The Rich Compost of Life...

...that gives birth to the new.

Throughout 2018 and into the winter of 2019, I composted my life.

What do I mean by that?

I let it all go.

I let go of the bulk of the business that supported me for 12 years.

I let go of my marriage.

I let go of my dreams of becoming a mother.

Here I was about to turn 45 and I was faced with the truth that not only would I soon be divorced without children, but I could also no longer bring myself to do the nutrition-related work that had been my financial foundation —which I’d spent countless hours and thousands of dollars building.

Holding onto these dreams was now too painful. I had spent 20 years of my adult life holding tightly and none of them were materializing in the way I envisioned.

I had to let go.

It was brutal. It was crushing. It was scary.

I had to surrender to the grief that I might not ever have children. That I might not ever have the relationship I dreamt of. I might not ever have the kind of impact I’d envisioned in helping people heal.

I couldn’t pour any more energy into any of it. So I let go.

What the composting looked like…

  1. I completely shut down my nutrition coaching work.

  2. My husband and I filed for divorce and moved through the most loving, most graceful separation and divorce I have ever known of.

  3. I let go of the idea of being a biological mother and began to consider the possibility I might, one day adopt a child on my own.

Then I went to Ireland at the end of April, with the intention to hit the proverbial “reset button.” When I got back, in the full swing of spring, I absolutely felt as though new life was beginning to emerge from the compost of the past.

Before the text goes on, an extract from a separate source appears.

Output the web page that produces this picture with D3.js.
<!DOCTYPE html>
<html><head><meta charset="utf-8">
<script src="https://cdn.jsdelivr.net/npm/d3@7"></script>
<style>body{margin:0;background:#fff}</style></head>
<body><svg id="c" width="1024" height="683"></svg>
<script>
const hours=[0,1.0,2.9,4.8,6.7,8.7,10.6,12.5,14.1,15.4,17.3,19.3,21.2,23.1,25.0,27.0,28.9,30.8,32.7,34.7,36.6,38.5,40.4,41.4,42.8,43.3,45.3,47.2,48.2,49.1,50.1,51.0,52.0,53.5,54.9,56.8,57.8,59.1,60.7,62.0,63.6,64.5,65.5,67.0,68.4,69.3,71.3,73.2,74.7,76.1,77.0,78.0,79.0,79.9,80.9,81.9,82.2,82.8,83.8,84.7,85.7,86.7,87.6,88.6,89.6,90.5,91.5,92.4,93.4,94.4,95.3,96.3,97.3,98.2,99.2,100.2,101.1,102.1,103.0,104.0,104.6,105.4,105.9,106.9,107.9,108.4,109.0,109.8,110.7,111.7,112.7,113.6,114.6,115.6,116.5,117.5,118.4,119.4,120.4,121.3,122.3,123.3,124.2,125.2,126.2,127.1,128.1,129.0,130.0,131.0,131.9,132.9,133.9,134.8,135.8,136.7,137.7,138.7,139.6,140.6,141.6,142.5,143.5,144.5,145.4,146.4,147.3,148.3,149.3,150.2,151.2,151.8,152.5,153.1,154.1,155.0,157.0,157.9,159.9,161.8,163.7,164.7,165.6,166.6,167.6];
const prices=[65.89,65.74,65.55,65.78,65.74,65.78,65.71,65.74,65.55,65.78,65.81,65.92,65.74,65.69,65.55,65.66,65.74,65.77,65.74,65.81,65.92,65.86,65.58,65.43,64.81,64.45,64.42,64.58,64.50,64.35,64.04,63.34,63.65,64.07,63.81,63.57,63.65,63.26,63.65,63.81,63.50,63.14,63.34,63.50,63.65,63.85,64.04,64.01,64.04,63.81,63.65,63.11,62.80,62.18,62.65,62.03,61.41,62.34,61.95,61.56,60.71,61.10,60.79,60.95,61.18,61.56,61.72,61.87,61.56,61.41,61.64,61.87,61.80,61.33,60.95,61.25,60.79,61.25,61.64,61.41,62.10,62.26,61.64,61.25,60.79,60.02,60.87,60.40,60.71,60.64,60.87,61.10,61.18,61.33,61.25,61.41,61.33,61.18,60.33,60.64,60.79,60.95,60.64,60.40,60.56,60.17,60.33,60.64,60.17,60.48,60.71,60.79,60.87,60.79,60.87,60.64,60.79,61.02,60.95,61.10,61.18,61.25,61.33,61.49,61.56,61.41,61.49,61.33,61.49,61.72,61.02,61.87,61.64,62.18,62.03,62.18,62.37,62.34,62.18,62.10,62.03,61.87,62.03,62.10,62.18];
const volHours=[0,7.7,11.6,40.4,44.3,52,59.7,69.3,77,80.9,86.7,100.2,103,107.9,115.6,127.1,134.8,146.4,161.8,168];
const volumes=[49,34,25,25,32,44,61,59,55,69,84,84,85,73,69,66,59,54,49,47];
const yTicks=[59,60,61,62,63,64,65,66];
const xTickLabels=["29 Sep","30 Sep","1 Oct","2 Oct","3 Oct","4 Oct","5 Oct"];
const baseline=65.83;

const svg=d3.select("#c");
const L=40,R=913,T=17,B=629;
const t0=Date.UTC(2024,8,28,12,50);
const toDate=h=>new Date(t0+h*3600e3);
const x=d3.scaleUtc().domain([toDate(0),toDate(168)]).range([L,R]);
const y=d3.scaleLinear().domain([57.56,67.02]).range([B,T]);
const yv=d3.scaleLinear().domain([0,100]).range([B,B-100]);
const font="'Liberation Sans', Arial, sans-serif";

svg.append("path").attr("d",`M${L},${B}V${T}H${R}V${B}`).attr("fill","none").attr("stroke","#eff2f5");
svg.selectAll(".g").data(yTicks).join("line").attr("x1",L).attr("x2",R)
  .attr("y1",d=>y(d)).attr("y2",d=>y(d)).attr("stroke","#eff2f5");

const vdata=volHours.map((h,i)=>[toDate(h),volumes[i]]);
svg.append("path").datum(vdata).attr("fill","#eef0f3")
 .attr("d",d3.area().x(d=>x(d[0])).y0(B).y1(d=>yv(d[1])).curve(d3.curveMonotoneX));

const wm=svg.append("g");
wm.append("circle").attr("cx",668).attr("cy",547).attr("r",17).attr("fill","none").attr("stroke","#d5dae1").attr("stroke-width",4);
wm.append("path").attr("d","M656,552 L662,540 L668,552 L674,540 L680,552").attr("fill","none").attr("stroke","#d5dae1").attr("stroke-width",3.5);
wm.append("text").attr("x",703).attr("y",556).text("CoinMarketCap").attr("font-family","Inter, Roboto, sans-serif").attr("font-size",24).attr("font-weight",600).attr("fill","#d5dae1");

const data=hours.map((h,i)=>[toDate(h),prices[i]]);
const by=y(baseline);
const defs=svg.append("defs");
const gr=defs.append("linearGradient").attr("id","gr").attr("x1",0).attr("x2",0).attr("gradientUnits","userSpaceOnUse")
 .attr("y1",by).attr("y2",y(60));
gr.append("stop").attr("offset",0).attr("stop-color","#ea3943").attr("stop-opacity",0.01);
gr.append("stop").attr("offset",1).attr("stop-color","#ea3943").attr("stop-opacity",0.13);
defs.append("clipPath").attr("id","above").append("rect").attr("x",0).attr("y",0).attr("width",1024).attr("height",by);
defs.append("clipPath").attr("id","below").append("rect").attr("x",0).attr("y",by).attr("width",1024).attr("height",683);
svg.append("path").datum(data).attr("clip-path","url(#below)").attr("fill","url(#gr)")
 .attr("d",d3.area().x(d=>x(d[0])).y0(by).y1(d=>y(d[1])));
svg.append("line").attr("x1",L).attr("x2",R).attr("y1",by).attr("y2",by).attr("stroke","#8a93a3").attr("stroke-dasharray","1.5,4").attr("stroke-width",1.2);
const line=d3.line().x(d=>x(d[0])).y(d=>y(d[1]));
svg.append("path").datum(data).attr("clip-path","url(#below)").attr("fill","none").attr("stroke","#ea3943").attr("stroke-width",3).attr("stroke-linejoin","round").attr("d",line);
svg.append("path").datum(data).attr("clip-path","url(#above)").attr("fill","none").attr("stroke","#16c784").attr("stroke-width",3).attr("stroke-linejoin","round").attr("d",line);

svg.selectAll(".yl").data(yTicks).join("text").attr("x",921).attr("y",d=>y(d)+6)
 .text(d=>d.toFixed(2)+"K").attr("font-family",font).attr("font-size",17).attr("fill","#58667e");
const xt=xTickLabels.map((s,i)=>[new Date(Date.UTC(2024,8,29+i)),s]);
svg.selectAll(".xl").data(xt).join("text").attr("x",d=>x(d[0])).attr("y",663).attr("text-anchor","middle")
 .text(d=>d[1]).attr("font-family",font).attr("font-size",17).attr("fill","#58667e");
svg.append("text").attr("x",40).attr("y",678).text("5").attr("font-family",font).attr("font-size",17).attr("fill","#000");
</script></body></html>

The spring rebirth that the compost is bringing…

  1. I am finding greater clarity and commitment to my work in trauma and ancestral wound healing… helping people who know that their life/health challenges are connected to unresolved wounds (their own, or perhaps a parent or ancestor’s.)

  2. A new relationship appeared in my life in the most magical and unexpected way possible.

  3. This new relationship has brought a child into my life who is welcoming me into hers in the most beautiful way.

It feels as though some aspects of my life I am tending-to as an intentional gardener, whereas others are emerging like robust wildflowers that popped out of seemingly nowhere.

The ease and flow of allowing —rather than forcing- is an ongoing lesson for me…

I am dumbfounded by the turn my life is taking. I am certain it is unfolding in this magical way because I was willing to let go. I surrendered to the grief. I surrendered to not knowing. I surrendered into the life I never wanted, only to see glimmers of the dream beginning to unfold.

It is easier to co-create with life when we flow with it, versus straining against the current. My husband had known it was time for us to release the relationship long before I did. I kept reaching for ways to make it work, when in reality, the relationship had completed its cycle.

For the better part of the past five years, I have known I was meant to let go of my nutrition coaching work. And yet, I resisted pulling the plug. It took the severe grief of my marriage ending for me to realize how much that work drained me rather than fed me, and why I could no longer do it.

Motherhood is a tough dream to let go of. And yet, I know I have the capacity to channel my creative energy into my work. I also know I can open up to different avenues to express the mothering love inside of me. I don’t know yet how things will unfold on this front, but the one thing I know for certain is this: holding rigidly to the dream of biological children would only serve to keep me in pain.

Before the rebirth there is only uncertainty.

It sounds lovely now that flowers are sprouting in my life, but that’s not where I was in the dead of winter.

Composting life, letting go, is a terrifying exercise of complete surrender into the unknown. I had no way of knowing what would unfold.

But it is also absolutely true that we cannot open our hands to receive the new if we hold our grip tightly around the old.